Supplied material start
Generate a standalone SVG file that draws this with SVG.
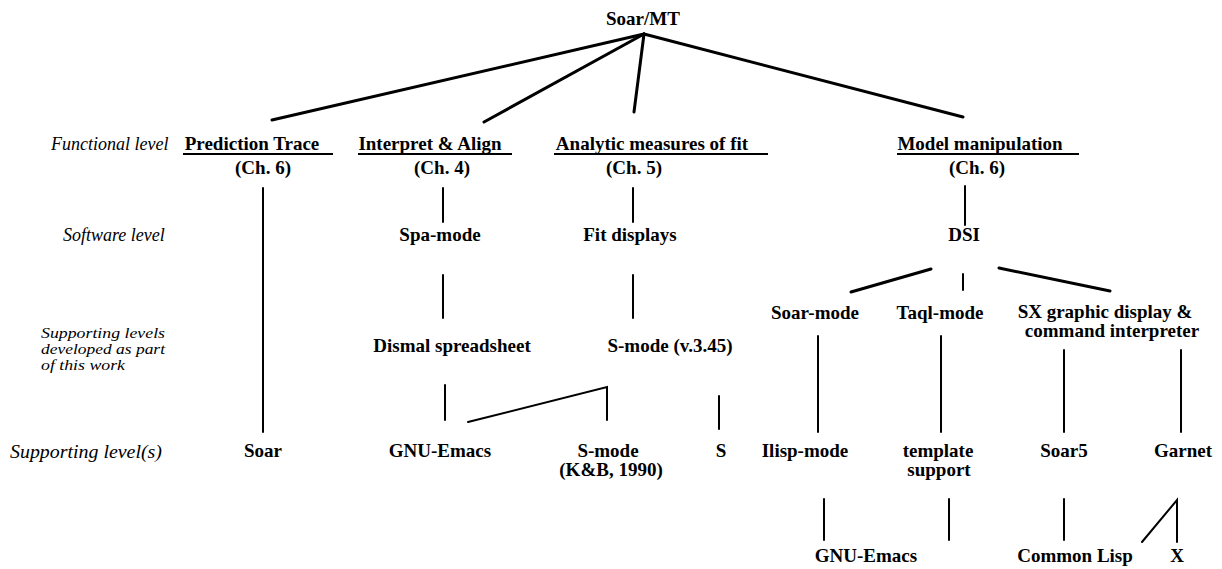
<svg xmlns="http://www.w3.org/2000/svg" width="1222" height="569" viewBox="0 0 1222 569">
<style>
.n{font-family:"Liberation Serif",serif;font-weight:bold;font-size:19px;fill:#000;text-anchor:middle}
.l{font-family:"Liberation Serif",serif;font-style:italic;font-size:18px;fill:#000}
.s{font-size:14.4px}
.c{stroke:#000;stroke-width:2;fill:none;stroke-linecap:round}
.t{stroke:#000;stroke-width:3;fill:none;stroke-linecap:round}
.u{stroke:#000;stroke-width:2}
</style>
<rect width="1222" height="569" fill="#fff"/>
<g id="labels">
<text class="l" x="51" y="150">Functional level</text>
<text class="l" x="63" y="241">Software level</text>
<text class="l s" x="41" y="338" textLength="124" lengthAdjust="spacingAndGlyphs">Supporting levels</text>
<text class="l s" x="41" y="354" textLength="124" lengthAdjust="spacingAndGlyphs">developed as part</text>
<text class="l s" x="41" y="370" textLength="84" lengthAdjust="spacingAndGlyphs">of this work</text>
<text class="l" x="10" y="458" textLength="152" lengthAdjust="spacingAndGlyphs">Supporting level(s)</text>
</g>
<g id="connectors">
<line class="t" x1="644" y1="34" x2="272" y2="120"/>
<line class="t" x1="644" y1="34" x2="484" y2="122"/>
<line class="t" x1="644" y1="34" x2="634" y2="112"/>
<line class="t" x1="644" y1="34" x2="963" y2="117"/>
<line class="c" x1="263" y1="188" x2="263" y2="432"/>
<line class="c" x1="443" y1="188" x2="443" y2="222"/>
<line class="c" x1="633" y1="188" x2="633" y2="222"/>
<line class="c" x1="965" y1="186" x2="965" y2="225"/>
<line class="c" x1="443" y1="275" x2="443" y2="318"/>
<line class="c" x1="633" y1="275" x2="633" y2="318"/>
<line class="t" x1="931" y1="269" x2="851" y2="292"/>
<line class="c" x1="963" y1="274" x2="963" y2="290"/>
<line class="t" x1="999" y1="268" x2="1110" y2="291"/>
<line class="c" x1="818" y1="336" x2="818" y2="432"/>
<line class="c" x1="941" y1="336" x2="941" y2="432"/>
<line class="c" x1="1064" y1="350" x2="1064" y2="432"/>
<line class="c" x1="1181" y1="350" x2="1181" y2="432"/>
<line class="c" x1="445" y1="385" x2="445" y2="420"/>
<polyline class="c" points="468,422 607,387 607,420"/>
<line class="c" x1="719" y1="396" x2="719" y2="429"/>
<line class="c" x1="824" y1="499" x2="824" y2="540"/>
<line class="c" x1="949" y1="499" x2="949" y2="540"/>
<line class="c" x1="1064" y1="499" x2="1064" y2="540"/>
<polyline class="c" points="1142,542 1177,500 1177,542"/>
</g>
<g id="soar-mt"><text class="n" x="643" y="25">Soar/MT</text></g>
<g id="prediction-trace">
<text class="n" x="252" y="150">Prediction Trace</text>
<line class="u" x1="183" y1="154" x2="333" y2="154"/>
<text class="n" x="263" y="174">(Ch. 6)</text>
</g>
<g id="interpret-align">
<text class="n" x="430" y="150">Interpret &amp; Align</text>
<line class="u" x1="358" y1="154" x2="512" y2="154"/>
<text class="n" x="442" y="174">(Ch. 4)</text>
</g>
<g id="analytic-measures">
<text class="n" x="652" y="150">Analytic measures of fit</text>
<line class="u" x1="554" y1="154" x2="768" y2="154"/>
<text class="n" x="634" y="174">(Ch. 5)</text>
</g>
<g id="model-manipulation">
<text class="n" x="980" y="150">Model manipulation</text>
<line class="u" x1="897" y1="154" x2="1079" y2="154"/>
<text class="n" x="977" y="174">(Ch. 6)</text>
</g>
<g id="spa-mode"><text class="n" x="440" y="241">Spa-mode</text></g>
<g id="fit-displays"><text class="n" x="630" y="241">Fit displays</text></g>
<g id="dsi"><text class="n" x="964" y="241">DSI</text></g>
<g id="dismal"><text class="n" x="452" y="352">Dismal spreadsheet</text></g>
<g id="s-mode-345"><text class="n" x="670" y="352">S-mode (v.3.45)</text></g>
<g id="soar-mode"><text class="n" x="815" y="319">Soar-mode</text></g>
<g id="taql-mode"><text class="n" x="940" y="319">Taql-mode</text></g>
<g id="sx"><text class="n" x="1105" y="318">SX graphic display &amp;</text><text class="n" x="1112" y="337">command interpreter</text></g>
<g id="soar"><text class="n" x="263" y="457">Soar</text></g>
<g id="gnu-emacs-1"><text class="n" x="440" y="457">GNU-Emacs</text></g>
<g id="s-mode-kb"><text class="n" x="608" y="457">S-mode</text><text class="n" x="611" y="476">(K&amp;B, 1990)</text></g>
<g id="s"><text class="n" x="721" y="457">S</text></g>
<g id="ilisp-mode"><text class="n" x="805" y="457">Ilisp-mode</text></g>
<g id="template"><text class="n" x="938" y="457">template</text><text class="n" x="939" y="476">support</text></g>
<g id="soar5"><text class="n" x="1064" y="457">Soar5</text></g>
<g id="garnet"><text class="n" x="1183" y="457">Garnet</text></g>
<g id="gnu-emacs-2"><text class="n" x="866" y="562">GNU-Emacs</text></g>
<g id="common-lisp"><text class="n" x="1075" y="562">Common Lisp</text></g>
<g id="x"><text class="n" x="1177" y="562">X</text></g>
</svg>
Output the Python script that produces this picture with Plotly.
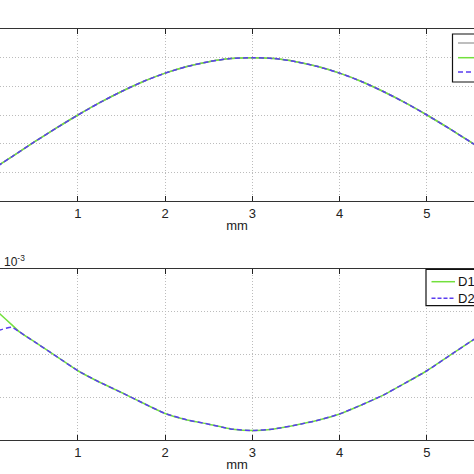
import plotly.graph_objects as go

# ---------------- data ----------------
x_top = [0, 0.25, 0.5, 0.75, 1, 1.25, 1.5, 1.75, 2, 2.25, 2.5, 2.75, 3,
         3.25, 3.5, 3.75, 4, 4.25, 4.5, 4.75, 5, 5.25, 5.5, 5.75, 6]
top_ref = [1.06, 1.56, 2.06, 2.54, 3.00, 3.43, 3.82, 4.17, 4.46, 4.69, 4.86, 4.97, 5.00,
           4.97, 4.86, 4.69, 4.46, 4.17, 3.82, 3.43, 3.00, 2.54, 2.06, 1.56, 1.06]
top_d1 = list(top_ref)
top_d2 = list(top_ref)

x_bot = [0, 0.1, 0.24, 0.33, 0.5, 0.75, 1, 1.25, 1.5, 1.75, 2, 2.25, 2.5, 2.75, 3,
         3.25, 3.5, 3.75, 4, 4.25, 4.5, 4.75, 5, 5.25, 5.5, 5.75, 6]
bot_d1 = [3.15, 2.96, 2.70, 2.53, 2.30, 1.96, 1.62, 1.35, 1.11, 0.86, 0.62, 0.47, 0.37, 0.26, 0.22,
          0.26, 0.35, 0.46, 0.61, 0.82, 1.05, 1.33, 1.62, 1.96, 2.30, 2.62, 2.95]
bot_d2 = [2.50, 2.57, 2.64, 2.53, 2.30, 1.96, 1.62, 1.35, 1.11, 0.86, 0.62, 0.47, 0.37, 0.26, 0.22,
          0.26, 0.35, 0.46, 0.61, 0.82, 1.05, 1.33, 1.62, 1.96, 2.30, 2.62, 2.95]

x_ticks = [0, 1, 2, 3, 4, 5, 6]
x_label = "mm"
legend_bottom = ["D1", "D2"]

GRAY = "#a8a8a8"
GREEN = "#72e03c"
BLUE = "#5a3cf0"
FONT = "Liberation Sans, Arial"

W = H = 474

fig = go.Figure()
fig.add_trace(go.Scatter(x=x_top, y=top_ref, mode="lines", line=dict(color=GRAY, width=1.5, shape="spline", smoothing=0.6),
                         xaxis="x", yaxis="y", showlegend=False))
fig.add_trace(go.Scatter(x=x_top, y=top_d1, mode="lines", line=dict(color=GREEN, width=1.5, shape="spline", smoothing=0.6),
                         xaxis="x", yaxis="y", showlegend=False))
fig.add_trace(go.Scatter(x=x_top, y=top_d2, mode="lines",
                         line=dict(color=BLUE, width=1.5, dash="5px,3px", shape="spline", smoothing=0.6),
                         xaxis="x", yaxis="y", showlegend=False))
fig.add_trace(go.Scatter(x=x_bot, y=bot_d1, mode="lines", line=dict(color=GREEN, width=1.5, shape="spline", smoothing=0.4),
                         xaxis="x2", yaxis="y2", showlegend=False))
fig.add_trace(go.Scatter(x=x_bot, y=bot_d2, mode="lines",
                         line=dict(color=BLUE, width=1.5, dash="5px,3px", shape="spline", smoothing=0.4),
                         xaxis="x2", yaxis="y2", showlegend=False))


def py(p):
    return 1 - p / H


def px(p):
    return p / W


GRID = dict(showgrid=True, gridcolor="#bcbcbc", griddash="1px,2px", gridwidth=1)

xcommon = dict(range=[0.107, 5.54], tickvals=x_ticks, ticks="inside", ticklen=5, tickcolor="#222",
               showline=True, linecolor="#333", linewidth=1.2, mirror="allticks",
               zeroline=False, tickfont=dict(family=FONT, size=13, color="#222"),
               title=dict(text=x_label, font=dict(family=FONT, size=13, color="#222"), standoff=1),
               automargin=False, domain=[0, 1], **GRID)
ycommon = dict(showline=False, showticklabels=False, ticks="", zeroline=False, dtick=1,
               automargin=False, **GRID)

fig.update_layout(
    width=W, height=H,
    margin=dict(l=0, r=0, t=0, b=0),
    paper_bgcolor="white", plot_bgcolor="white",
    xaxis=dict(**xcommon, anchor="y"),
    xaxis2=dict(**xcommon, anchor="y2"),
    yaxis=dict(**ycommon, range=[0, 6], domain=[py(201), py(29)], anchor="x"),
    yaxis2=dict(**ycommon, range=[0, 4], domain=[py(440), py(269)], anchor="x2"),
    showlegend=False,
)

shapes = []
annotations = []
# top legend box (cut at the right edge, as in the reference)
shapes.append(dict(type="rect", xref="paper", yref="paper", x0=px(452.5), x1=px(490),
                   y0=py(82), y1=py(34), line=dict(color="#111", width=1.2), fillcolor="white", layer="above"))
for yy, col, dash in [(43, GRAY, "solid"), (57.7, GREEN, "solid"), (72, BLUE, "5px,3px")]:
    shapes.append(dict(type="line", xref="paper", yref="paper", x0=px(458), x1=px(490),
                       y0=py(yy), y1=py(yy), line=dict(color=col, width=1.5, dash=dash), layer="above"))
# bottom legend box
shapes.append(dict(type="rect", xref="paper", yref="paper", x0=px(426), x1=px(490),
                   y0=py(305.7), y1=py(269.3), line=dict(color="#111", width=1.2), fillcolor="white", layer="above"))
for (yy, col, dash), lab in zip([(281.7, GREEN, "solid"), (298.3, BLUE, "4px,2px")], legend_bottom):
    shapes.append(dict(type="line", xref="paper", yref="paper", x0=px(431.5), x1=px(455),
                       y0=py(yy), y1=py(yy), line=dict(color=col, width=1.5, dash=dash), layer="above"))
    annotations.append(dict(text=lab, xref="paper", yref="paper", x=px(455.5), y=py(yy), xanchor="left",
                            yanchor="middle", showarrow=False,
                            font=dict(family=FONT, size=13, color="#111")))
annotations.append(dict(text="10<sup>-3</sup>", xref="paper", yref="paper", x=px(2), y=py(261),
                        xanchor="left", yanchor="middle", showarrow=False,
                        font=dict(family=FONT, size=12, color="#222")))

fig.update_layout(shapes=shapes, annotations=annotations)
fig.write_html("out.html", config={"displayModeBar": False},
               post_script="document.body.style.margin='0';document.body.style.overflow='hidden';")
Supplied material end
Each line above that holds the string "this" should be copied and shown.

Generate a standalone SVG file that draws this with SVG.
<text class="l s" x="41" y="370" textLength="84" lengthAdjust="spacingAndGlyphs">of this work</text>
Output the Python script that produces this picture with Plotly.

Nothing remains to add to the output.